The upcoming exhibition Conjuring Capital, curated by Zoe Butt, opens in August and serves as the fifth installment of Conscious Realities. It presents the work of six artists, only one of whom is Vietnamese. The others are from various countries including Spain, the United States, India, and Cambodia. This show aptly questions the impact and the awareness of our collective consumption, themes that are recurrent in the work that Sàn Art exhibits. This issue rings particularly true within Vietnam, as well as in other Asian countries, where the government promotes the work of certain artists for tourism purposes. However, these artists have been sanctioned, so to speak, through their complicity with the educational systems available to them that are supported by the Fine Arts Association of Vietnam, which mandates a specific, non-contemporary curriculum.

Truong Cong Tung, Journey of a Piece of Soil, 2014. Termite nest and paint, 38 x 40 x 60 cm. From the exhibition, Unconditional Belief. Courtesy of Sàn Art, Vietnam.

Truong Cong Tung, Journey of a Piece of Soil, 2014. Termite nest and paint, 38 x 40 x 60 cm. From the exhibition, Unconditional Belief. Courtesy of Sàn Art, Vietnam.

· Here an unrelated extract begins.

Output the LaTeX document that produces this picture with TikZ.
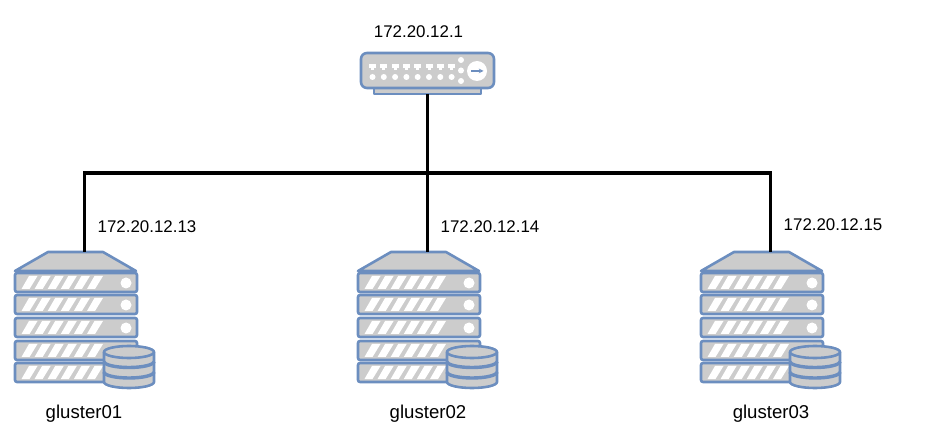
\documentclass[tikz,border=0pt]{standalone}
\usepackage{fontspec}
\setmainfont{Liberation Sans}
\definecolor{rackblue}{HTML}{6C8EBF}
\definecolor{rackgray}{HTML}{CCCCCC}
\tikzset{
    rackpart/.style={draw=rackblue, fill=rackgray, line width=2.6pt, line join=round},
    hole/.style={fill=white, draw=none},
    label/.style={font=\fontsize{16.9}{20}\selectfont, inner sep=0pt},
    namelabel/.style={font=\fontsize{18.6}{20}\selectfont, inner sep=0pt},
    wire/.style={draw=black, line width=3.2pt},
    serverpic/.pic={
        \path[rackpart] (33,0) -- (88,0) -- (121,19) -- (0,19) -- cycle;
        \foreach \y in {21,43,66,89,111} {
            \path[rackpart, rounded corners=2pt] (0,\y) rectangle (122,\y+19);
            \foreach \x in {0,1,2,3,4,5} {
                \fill[hole] (6.5+\x*13.1,\y+16) -- (14.5+\x*13.1,\y+16) -- (22.5+\x*13.1,\y+3) -- (14+\x*13.1,\y+3) -- cycle;
            }
        }
        \foreach \y in {31,53,76} {
            \fill[hole] (111,\y) circle (5.5);
        }
        % disks in front
        \path[rackpart] (89,100) -- (89,130) arc[start angle=180, end angle=360, x radius=25pt, y radius=6pt] -- (139,100) -- cycle;
        \path[rackpart] (89,100) arc[start angle=180, end angle=-180, x radius=25pt, y radius=6pt];
        \draw[draw=rackblue, line width=3.4pt] (89,109.5) arc[start angle=180, end angle=360, x radius=25pt, y radius=6pt];
        \draw[draw=rackblue, line width=3.4pt] (89,120) arc[start angle=180, end angle=360, x radius=25pt, y radius=6pt];
        \coordinate (top) at (69.5,0);
    },
    switchpic/.pic={
        \path[rackpart] (13,35) rectangle (120,41);
        \path[rackpart, rounded corners=6pt] (0,0) rectangle (133,35);
        \foreach \x in {0,...,7} {
            \fill[hole] (8+\x*11.3,11) rectangle (15+\x*11.3,15);
            \fill[hole] (10+\x*11.3,15) rectangle (13+\x*11.3,17);
            \fill[hole] (11.5+\x*11.3,24) circle (3);
        }
        \foreach \y in {7,17.5,28} {
            \fill[hole] (100,\y) circle (3);
        }
        \fill[hole] (116,18) circle (10);
        \draw[rackblue, line width=1.1pt, -stealth] (110,18) -- (122.5,18);
        \coordinate (bottom) at (66.5,41);
    }
}
\begin{document}
\begin{tikzpicture}[x=1pt, y=-1pt]
    \useasboundingbox (0,0) rectangle (940,438);

    \pic (sw) at (361,53) {switchpic};
    \pic (g1) at (15,252) {serverpic};
    \pic (g2) at (358,252) {serverpic};
    \pic (g3) at (701,252) {serverpic};

    \coordinate (bus) at (427.5,173);
    \draw[wire] (swbottom) -- (bus);
    \draw[wire] (g1top) |- (bus);
    \draw[wire] (bus) -- (g2top);
    \draw[wire] (g3top) |- (bus);

    \node[label, anchor=base] (swlabel) at (418.5,38) {172.20.12.1};
    \node[label, anchor=base west] (ip1) at (97.5,233) {172.20.12.13};
    \node[label, anchor=base west] (ip2) at (440.5,233) {172.20.12.14};
    \node[label, anchor=base west] (ip3) at (783.5,231) {172.20.12.15};
    \node[namelabel, anchor=base] (name1) at (84,418) {gluster01};
    \node[namelabel, anchor=base] (name2) at (428,418) {gluster02};
    \node[namelabel, anchor=base] (name3) at (771,418) {gluster03};
\end{tikzpicture}
\end{document}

Each of the six artists in Conjuring Capital, Adriana Bustos, Christopher Myers, Hank Willis Thomas, Ngoc Nau, Sudarshan Shetty, and Than Sok, take up the visuality of everyday commodities and their relationship to currency in colorful and fluid ways. It is clear that these artists are forging both aesthetic and conceptual relationships between their practices and the regions within which they are currently working, the psychology of consumerism, and non-material qualities such as love and intimacy. It is necessary for both artists and audiences within Vietnam to have spaces such as Sàn Art where these kinds of social tensions and realities can be played out and discussed in honest, if abstracted, form and forums. The work being produced often feels as though the artists producing it are working out of a sense of obligation to be overtly documentarian, reporting in one way or another on the social and political statuses of their countries of origin. While at times this may be the true crux of some of these artists’ practices, just as often we find that their interests may lay elsewhere, but through what Butt refers to as “a great exotification of censorship,” they turn their work towards explicitly political issues that they feel are necessary to raise within the context of contemporary art and its current fascination with Asia.